I have been reading with sympathy Patrick Logan’s blog where in he is fighting the good fight for more dynamic languages against the righteous forces of less dynamic languages. It’s a fight that many in my generation fought, and lost. I’ve never buried the hatchet. It’s in the basement someplace. The outcome of the last round wasn’t in was anybody’s best interests. It’s good to see that people are still spending rhetorical calories attempting to fix address the problem.
At ApacheCon I had a short but high bandwidth conversation about RDF with one of my friends. First we quickly toured the reasons we like RDF and then we had an equally fund tour of things that frustrate us about it. One of the frustrating things has been rattling around in my head ever since.

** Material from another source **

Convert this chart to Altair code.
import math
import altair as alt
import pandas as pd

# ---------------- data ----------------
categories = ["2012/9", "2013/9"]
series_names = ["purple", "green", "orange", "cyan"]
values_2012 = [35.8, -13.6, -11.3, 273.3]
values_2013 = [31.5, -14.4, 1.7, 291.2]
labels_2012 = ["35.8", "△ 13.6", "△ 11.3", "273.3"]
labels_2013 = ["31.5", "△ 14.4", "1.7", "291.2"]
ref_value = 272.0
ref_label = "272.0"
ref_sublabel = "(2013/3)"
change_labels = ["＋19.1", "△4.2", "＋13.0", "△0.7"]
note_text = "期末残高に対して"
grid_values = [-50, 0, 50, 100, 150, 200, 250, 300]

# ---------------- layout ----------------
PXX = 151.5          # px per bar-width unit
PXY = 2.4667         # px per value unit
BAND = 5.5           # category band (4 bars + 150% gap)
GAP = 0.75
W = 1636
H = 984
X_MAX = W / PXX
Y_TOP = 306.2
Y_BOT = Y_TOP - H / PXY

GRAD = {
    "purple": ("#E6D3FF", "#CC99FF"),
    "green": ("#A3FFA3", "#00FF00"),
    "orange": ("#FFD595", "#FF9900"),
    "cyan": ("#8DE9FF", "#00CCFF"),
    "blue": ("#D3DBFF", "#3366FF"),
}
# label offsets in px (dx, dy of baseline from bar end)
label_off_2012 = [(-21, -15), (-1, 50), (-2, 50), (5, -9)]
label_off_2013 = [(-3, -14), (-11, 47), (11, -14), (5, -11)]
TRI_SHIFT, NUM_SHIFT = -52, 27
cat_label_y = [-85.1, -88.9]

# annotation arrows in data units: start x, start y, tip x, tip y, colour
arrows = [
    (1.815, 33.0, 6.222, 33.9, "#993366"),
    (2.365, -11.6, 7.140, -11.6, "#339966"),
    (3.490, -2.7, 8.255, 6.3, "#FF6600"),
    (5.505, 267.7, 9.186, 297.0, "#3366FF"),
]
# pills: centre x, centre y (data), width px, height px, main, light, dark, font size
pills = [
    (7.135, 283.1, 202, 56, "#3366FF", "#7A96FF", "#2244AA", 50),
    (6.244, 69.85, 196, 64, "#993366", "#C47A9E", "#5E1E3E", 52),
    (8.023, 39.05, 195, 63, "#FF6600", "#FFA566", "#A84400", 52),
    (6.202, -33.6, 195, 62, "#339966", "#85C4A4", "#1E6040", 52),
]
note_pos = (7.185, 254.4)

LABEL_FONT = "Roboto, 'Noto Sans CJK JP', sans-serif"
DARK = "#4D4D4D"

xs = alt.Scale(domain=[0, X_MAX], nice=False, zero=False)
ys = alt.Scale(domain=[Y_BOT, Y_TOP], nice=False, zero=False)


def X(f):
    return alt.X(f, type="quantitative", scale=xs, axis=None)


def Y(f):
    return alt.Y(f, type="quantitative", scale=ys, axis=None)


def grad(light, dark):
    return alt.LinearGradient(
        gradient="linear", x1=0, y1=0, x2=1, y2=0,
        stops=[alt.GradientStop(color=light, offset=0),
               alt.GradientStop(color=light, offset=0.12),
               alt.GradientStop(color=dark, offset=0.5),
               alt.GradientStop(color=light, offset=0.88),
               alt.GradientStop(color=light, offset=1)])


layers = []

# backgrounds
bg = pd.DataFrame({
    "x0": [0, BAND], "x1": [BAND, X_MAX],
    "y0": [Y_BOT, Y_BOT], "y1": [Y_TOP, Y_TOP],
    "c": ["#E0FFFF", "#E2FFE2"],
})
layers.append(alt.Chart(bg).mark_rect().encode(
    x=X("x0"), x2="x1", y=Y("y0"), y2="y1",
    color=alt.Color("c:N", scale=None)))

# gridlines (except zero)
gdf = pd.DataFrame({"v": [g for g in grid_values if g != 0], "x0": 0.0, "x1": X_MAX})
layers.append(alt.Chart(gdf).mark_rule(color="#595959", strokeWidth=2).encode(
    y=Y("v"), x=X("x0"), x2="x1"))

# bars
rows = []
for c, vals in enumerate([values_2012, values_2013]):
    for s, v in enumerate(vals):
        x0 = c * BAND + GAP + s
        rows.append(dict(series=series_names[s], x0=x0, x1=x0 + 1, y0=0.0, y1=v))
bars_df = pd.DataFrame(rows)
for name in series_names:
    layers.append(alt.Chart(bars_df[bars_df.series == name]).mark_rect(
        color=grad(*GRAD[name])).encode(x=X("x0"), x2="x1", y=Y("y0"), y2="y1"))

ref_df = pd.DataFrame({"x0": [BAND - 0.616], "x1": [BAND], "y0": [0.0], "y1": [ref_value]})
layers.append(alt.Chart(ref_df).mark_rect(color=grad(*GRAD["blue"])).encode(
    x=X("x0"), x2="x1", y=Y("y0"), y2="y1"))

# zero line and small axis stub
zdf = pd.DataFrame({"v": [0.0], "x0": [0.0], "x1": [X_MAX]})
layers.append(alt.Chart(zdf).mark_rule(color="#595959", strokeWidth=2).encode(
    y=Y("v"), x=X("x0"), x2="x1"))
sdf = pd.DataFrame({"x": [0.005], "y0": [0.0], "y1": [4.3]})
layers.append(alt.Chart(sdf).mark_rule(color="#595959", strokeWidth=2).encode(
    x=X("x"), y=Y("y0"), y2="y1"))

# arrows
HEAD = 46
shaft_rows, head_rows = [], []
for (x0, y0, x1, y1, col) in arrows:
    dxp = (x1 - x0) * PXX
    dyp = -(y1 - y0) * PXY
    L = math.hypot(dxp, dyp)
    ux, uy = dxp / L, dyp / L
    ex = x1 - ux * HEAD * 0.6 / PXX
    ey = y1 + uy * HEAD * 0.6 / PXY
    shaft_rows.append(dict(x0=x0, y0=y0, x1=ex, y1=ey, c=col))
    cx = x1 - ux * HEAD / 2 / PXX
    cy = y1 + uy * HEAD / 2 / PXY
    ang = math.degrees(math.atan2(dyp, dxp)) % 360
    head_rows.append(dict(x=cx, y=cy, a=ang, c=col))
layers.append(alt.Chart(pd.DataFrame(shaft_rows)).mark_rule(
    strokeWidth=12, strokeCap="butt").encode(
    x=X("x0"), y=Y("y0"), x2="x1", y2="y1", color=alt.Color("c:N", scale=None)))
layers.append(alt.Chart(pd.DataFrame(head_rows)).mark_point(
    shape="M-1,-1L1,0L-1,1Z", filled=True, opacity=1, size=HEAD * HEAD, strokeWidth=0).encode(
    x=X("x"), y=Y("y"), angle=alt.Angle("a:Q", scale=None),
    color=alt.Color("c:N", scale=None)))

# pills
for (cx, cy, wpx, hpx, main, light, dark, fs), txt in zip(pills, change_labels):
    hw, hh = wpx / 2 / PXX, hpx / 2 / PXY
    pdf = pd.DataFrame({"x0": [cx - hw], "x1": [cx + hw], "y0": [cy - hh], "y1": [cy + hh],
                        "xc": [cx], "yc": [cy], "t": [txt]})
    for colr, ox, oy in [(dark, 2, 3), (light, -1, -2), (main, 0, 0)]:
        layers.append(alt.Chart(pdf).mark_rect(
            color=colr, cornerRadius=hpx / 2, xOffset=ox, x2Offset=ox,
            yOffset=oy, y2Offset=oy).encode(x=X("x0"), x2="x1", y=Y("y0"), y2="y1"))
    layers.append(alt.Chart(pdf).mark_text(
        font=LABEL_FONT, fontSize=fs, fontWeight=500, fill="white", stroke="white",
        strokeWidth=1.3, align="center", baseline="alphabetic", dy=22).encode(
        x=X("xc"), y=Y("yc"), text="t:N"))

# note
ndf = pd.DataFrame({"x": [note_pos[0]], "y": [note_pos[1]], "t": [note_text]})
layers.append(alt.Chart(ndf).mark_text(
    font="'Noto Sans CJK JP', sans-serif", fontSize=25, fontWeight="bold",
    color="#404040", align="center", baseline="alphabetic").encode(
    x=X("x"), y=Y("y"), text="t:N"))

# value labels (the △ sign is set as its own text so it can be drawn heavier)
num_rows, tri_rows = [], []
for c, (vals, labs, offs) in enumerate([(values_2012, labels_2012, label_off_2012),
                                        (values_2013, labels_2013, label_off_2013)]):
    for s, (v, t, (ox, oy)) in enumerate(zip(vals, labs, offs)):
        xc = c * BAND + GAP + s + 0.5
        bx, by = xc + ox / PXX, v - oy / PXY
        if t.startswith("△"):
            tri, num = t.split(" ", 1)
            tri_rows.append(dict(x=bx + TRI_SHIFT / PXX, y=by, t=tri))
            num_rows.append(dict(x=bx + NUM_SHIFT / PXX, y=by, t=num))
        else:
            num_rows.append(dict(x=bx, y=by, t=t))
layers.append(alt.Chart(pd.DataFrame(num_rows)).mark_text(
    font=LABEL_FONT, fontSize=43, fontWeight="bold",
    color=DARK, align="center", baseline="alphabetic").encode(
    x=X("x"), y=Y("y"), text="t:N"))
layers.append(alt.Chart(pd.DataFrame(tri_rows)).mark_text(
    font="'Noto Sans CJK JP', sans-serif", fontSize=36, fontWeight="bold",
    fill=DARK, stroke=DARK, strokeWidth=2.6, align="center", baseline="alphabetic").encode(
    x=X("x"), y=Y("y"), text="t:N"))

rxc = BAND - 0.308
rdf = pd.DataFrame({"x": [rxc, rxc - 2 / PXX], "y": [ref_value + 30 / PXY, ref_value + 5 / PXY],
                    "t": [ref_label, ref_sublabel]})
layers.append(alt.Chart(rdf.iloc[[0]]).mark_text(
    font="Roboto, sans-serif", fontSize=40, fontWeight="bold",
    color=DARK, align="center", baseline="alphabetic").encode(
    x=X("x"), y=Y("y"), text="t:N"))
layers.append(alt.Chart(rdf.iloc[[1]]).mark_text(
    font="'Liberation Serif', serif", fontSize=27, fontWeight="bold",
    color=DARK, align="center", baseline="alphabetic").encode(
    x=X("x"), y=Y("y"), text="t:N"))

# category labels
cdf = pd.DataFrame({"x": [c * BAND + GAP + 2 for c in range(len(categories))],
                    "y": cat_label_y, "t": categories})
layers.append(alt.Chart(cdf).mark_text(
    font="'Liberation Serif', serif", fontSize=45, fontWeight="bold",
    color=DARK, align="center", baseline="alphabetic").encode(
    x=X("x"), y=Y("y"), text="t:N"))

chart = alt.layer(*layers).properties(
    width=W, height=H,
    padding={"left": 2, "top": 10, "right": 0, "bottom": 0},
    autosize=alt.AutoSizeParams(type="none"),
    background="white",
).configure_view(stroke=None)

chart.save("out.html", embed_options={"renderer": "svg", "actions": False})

RDF is strangely type-less. This is good and bad. For example let’s say your collecting metadata about URI. You collect a lump of data about each URI; size, format, time of last update, etc. etc. Good fun is had. Time passes and you discover another source of data about URI; his data model is different. RDF is very helpful at this point. His lumps of data and your lumps of data can mix and match casually in a slurry of assertions about the URIs. All kinds of conflicts between the data models are acceptable. Both of you may have a bit of data about last update; both of you don’t have full knowledge about the last update time – you only have approximations, you only have partial data, in some cases he’s last update time and yours are different. You used different time formats and while you were very fastidious about describing the characteristics of your clock he never thought about that so you really don’t know if when he’s data says 11:13AM is +/- 30 seconds or +/- a day.
RDF allows your program to take both sets of information and pour them into your system and get back to work. It’s very very tolerant of the kind of models that appear in real world problem solving.

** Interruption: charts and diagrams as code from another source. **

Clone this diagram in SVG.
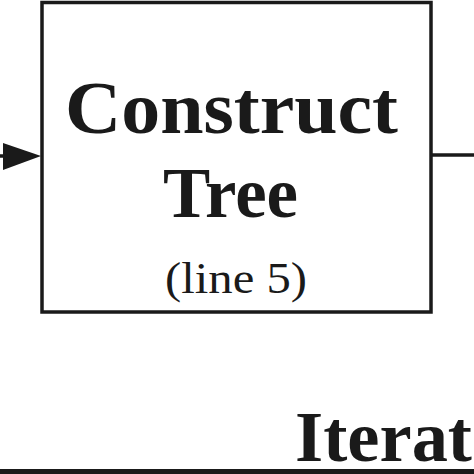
<svg xmlns="http://www.w3.org/2000/svg" width="474" height="474" viewBox="0 0 474 474">
<style>
.ln{stroke:#1a1a1a;stroke-width:3.5;fill:none}
.t{font-family:"Liberation Serif","Times New Roman",serif;fill:#1a1a1a}
.b{font-weight:bold}
</style>
<rect width="474" height="474" fill="#fff"/>
<g id="connectors">
<line class="ln" x1="0" y1="156" x2="10" y2="156"/>
<polygon points="3,143 41,156 3,170" fill="#1a1a1a"/>
<line class="ln" x1="431" y1="155" x2="474" y2="155"/>
</g>
<g id="construct-tree">
<rect class="ln" x="42" y="2.5" width="389" height="309.5"/>
<text class="t b" x="231.5" y="133" font-size="75" text-anchor="middle" textLength="333" lengthAdjust="spacingAndGlyphs">Construct</text>
<text class="t b" x="230.5" y="217" font-size="72" text-anchor="middle" textLength="135" lengthAdjust="spacingAndGlyphs">Tree</text>
<text class="t" x="236" y="293" font-size="44" text-anchor="middle" textLength="142" lengthAdjust="spacingAndGlyphs">(line 5)</text>
</g>
<g id="iteration">
<text class="t b" x="295" y="461" font-size="72" textLength="177" lengthAdjust="spacingAndGlyphs">Iterat</text>
<rect x="0" y="469" width="474" height="6" fill="#1a1a1a"/>
</g>
</svg>
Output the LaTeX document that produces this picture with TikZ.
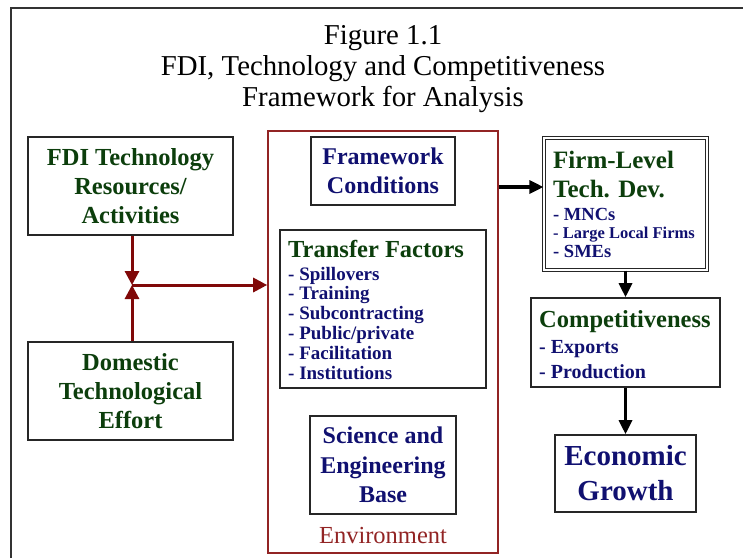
\documentclass[tikz,border=0pt]{standalone}
\usepackage{fontspec}
\setmainfont{Liberation Serif}
\usetikzlibrary{arrows.meta}

\definecolor{fdigreen}{RGB}{12,62,12}
\definecolor{fdinavy}{RGB}{16,16,112}
\definecolor{envred}{RGB}{146,36,36}
\definecolor{arrowred}{RGB}{128,8,8}
\newcommand{\fsz}[2]{\fontsize{#1}{#2}\selectfont}

\tikzset{
	box/.style={draw=black!85, line width=1.6pt, inner sep=0pt},
	greentxt/.style={text=fdigreen},
	navytxt/.style={text=fdinavy},
	redarrow/.style={draw=arrowred, line width=3pt, -{Triangle[length=14pt,width=14pt]}},
	blackarrow/.style={draw=black, line width=3.2pt, -{Triangle[length=14pt,width=13pt]}},
}

\begin{document}
\begin{tikzpicture}[x=1pt, y=-1pt]
				\useasboundingbox (0,0) rectangle (743,558);
				%page frame
				\draw[line width=1.6pt, black!80] (11,558) -- (11,8) -- (743,8);
				\node[font=\fsz{28.8}{31}, align=center] (title) at (383,69) {Figure 1.1\\FDI, Technology and Competitiveness\\Framework for Analysis};
				
				%inputs on the left
				\node[box, greentxt, minimum width=205pt, minimum height=98pt, align=center, font=\bfseries\fsz{24.5}{29}] (fdi) at (130.5,186) {FDI Technology\\Resources/\\Activities};
				\node[box, greentxt, minimum width=205pt, minimum height=98pt, align=center, font=\bfseries\fsz{24.5}{29}] (dom) at (130.5,391) {Domestic\\Technological\\Effort};
				\coordinate (join) at (132,285);
				
				%environment
				\node[draw=envred, line width=1.6pt, minimum width=230pt, minimum height=422pt, inner sep=0pt] (env) at (383,342) {};
				\node[text=envred, font=\fsz{24.5}{28}, anchor=base] (envlabel) at (383,543) {Environment};
				\node[box, navytxt, minimum width=144pt, minimum height=68pt, align=center, font=\bfseries\fsz{24}{29}] (frame) at (383,171) {Framework\\Conditions};
				\node[box, minimum width=206pt, minimum height=158pt] (transfer) at (383,309) {};
				\node[greentxt, font=\bfseries\fsz{24.5}{27}, anchor=base west, inner sep=0pt] (tfhead) at (288,257) {Transfer Factors};
				\foreach \t [count=\i] in {Spillovers, Training, Subcontracting, Public/private, Facilitation, Institutions}{
					\node[navytxt, font=\bfseries\fsz{19}{20}, anchor=base west, inner sep=0pt] (tf\i) at (288, 260.2+19.8*\i) {- \t};
				}
				\node[box, navytxt, minimum width=146pt, minimum height=98pt, align=center, font=\bfseries\fsz{24}{29.5}] (sci) at (383,465) {Science and\\Engineering\\Base};
				
				%firm level and outcomes
				\node[draw=black!85, line width=1.1pt, double, double distance=1.8pt, minimum width=163pt, minimum height=132pt, inner sep=0pt] (firm) at (625.5,204) {};
				\node[greentxt, font=\bfseries\fsz{25}{29}, anchor=base west, inner sep=0pt] (firmhead) at (553,168) {Firm-Level};
				\node[greentxt, font=\bfseries\fsz{25}{29}, anchor=base west, inner sep=0pt] (firmhead2) at (553,197) {Tech. Dev.};
				\node[navytxt, font=\bfseries\fsz{18.5}{20}, anchor=base west, inner sep=0pt] (mnc) at (553,220) {- MNCs};
				\node[navytxt, font=\bfseries\fsz{16.5}{18}, anchor=base west, inner sep=0pt] (llf) at (553,238) {- Large Local Firms};
				\node[navytxt, font=\bfseries\fsz{18.5}{20}, anchor=base west, inner sep=0pt] (sme) at (553,257) {- SMEs};
				
				\node[box, minimum width=189pt, minimum height=89pt] (comp) at (625.5,342.5) {};
				\node[greentxt, font=\bfseries\fsz{24.5}{28}, anchor=base west, inner sep=0pt] (comphead) at (539,327) {Competitiveness};
				\node[navytxt, font=\bfseries\fsz{20}{22}, anchor=base west, inner sep=0pt] (exp) at (539,353) {- Exports};
				\node[navytxt, font=\bfseries\fsz{20}{22}, anchor=base west, inner sep=0pt] (prod) at (539,378) {- Production};
				
				\node[box, navytxt, minimum width=141pt, minimum height=77pt, align=center, font=\bfseries\fsz{29}{35}] (econ) at (625.5,473.5) {Economic\\Growth};
				
				%arrows
				\draw[redarrow] (fdi.south -| join) -- (join);
				\draw[redarrow] (dom.north -| join) -- (join);
				\draw[redarrow] (join) -- (join -| env.west);
				\coordinate (envout) at (env.east |- 0,187);
				\draw[blackarrow] (envout) -- (envout -| firm.west);
				\draw[blackarrow] (firm.south) -- (comp.north);
				\draw[blackarrow] (comp.south) -- (econ.north);
\end{tikzpicture}
\end{document}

This is good, because it’s real.
But it drives people crazy! The flexible nature of these models makes them very subtle to reason about. Many of the exception in the data model propagates into exceptions in the code that chews on that data. The programmer, and his even his clients, needs to learn a set of practices that on the one hand leverages the power of a model that is so deeply informed by the nature of real work problems and on the other hand is respectful of the soft and porous nature of the ground he’s building his system on.

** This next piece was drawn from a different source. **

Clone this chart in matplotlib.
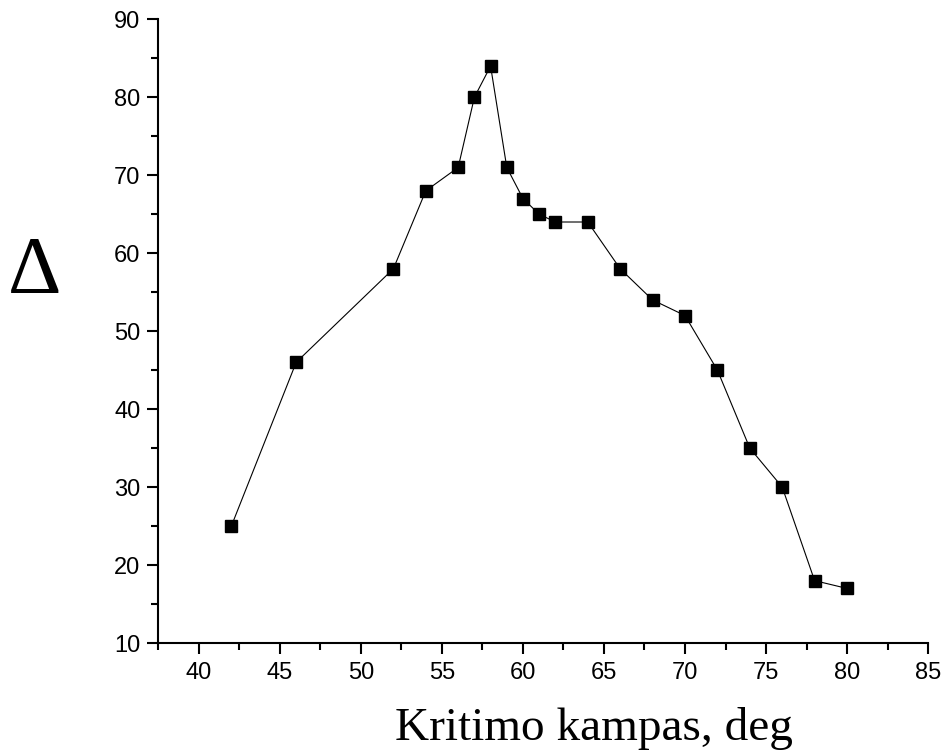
import matplotlib.pyplot as plt
from matplotlib.ticker import MultipleLocator

# data
angle = [42, 46, 52, 54, 56, 57, 58, 59, 60, 61, 62, 64, 66, 68, 70, 72, 74, 76, 78, 80]
delta = [25, 46, 58, 68, 71, 80, 84, 71, 67, 65, 64, 64, 58, 54, 52, 45, 35, 30, 18, 17]

fig = plt.figure(figsize=(9.41, 7.51), dpi=100)
ax = fig.add_axes([0.1684, 0.1438, 0.8178, 0.8305])

ax.plot(angle, delta, color="black", linewidth=0.8, marker="s",
        markersize=8.5, markerfacecolor="black", markeredgecolor="black")

ax.set_xlim(37.5, 85)
ax.set_ylim(10, 90)
ax.xaxis.set_major_locator(MultipleLocator(5))
ax.xaxis.set_minor_locator(MultipleLocator(2.5))
ax.yaxis.set_major_locator(MultipleLocator(10))
ax.yaxis.set_minor_locator(MultipleLocator(5))

ax.spines["top"].set_visible(False)
ax.spines["right"].set_visible(False)
for s in ("left", "bottom"):
    ax.spines[s].set_linewidth(1.5)

ax.tick_params(which="major", direction="out", length=8, width=1.5, labelsize=17)
ax.tick_params(axis="x", which="major", pad=6)
ax.tick_params(axis="y", which="major", pad=5)
ax.tick_params(which="minor", direction="out", length=5, width=1.5)
for lab in ax.get_xticklabels() + ax.get_yticklabels():
    lab.set_family("Liberation Sans")

fig.text(0.4198, 0.0147, "Kritimo kampas, deg", family="Liberation Serif",
         fontsize=34, ha="left", va="baseline")
fig.text(0.037, 0.636, "\u0394", family="Liberation Serif", fontsize=60,
         ha="center", va="center")

fig.savefig("out.png", dpi=100)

One of the unspoken threads that runs thru the dynamic/strong typing debates has always been the way that the two camps are suspicious that the other camp is insane. The dynamic typing crowd suspects that the strong typing crowd is delusional about the real nature of the data they are working on; real data just isn’t particularly strongly typed. The static typing crowd thinks that the dynamic typing crowd is trying to build their house on a foundation of marshmallows.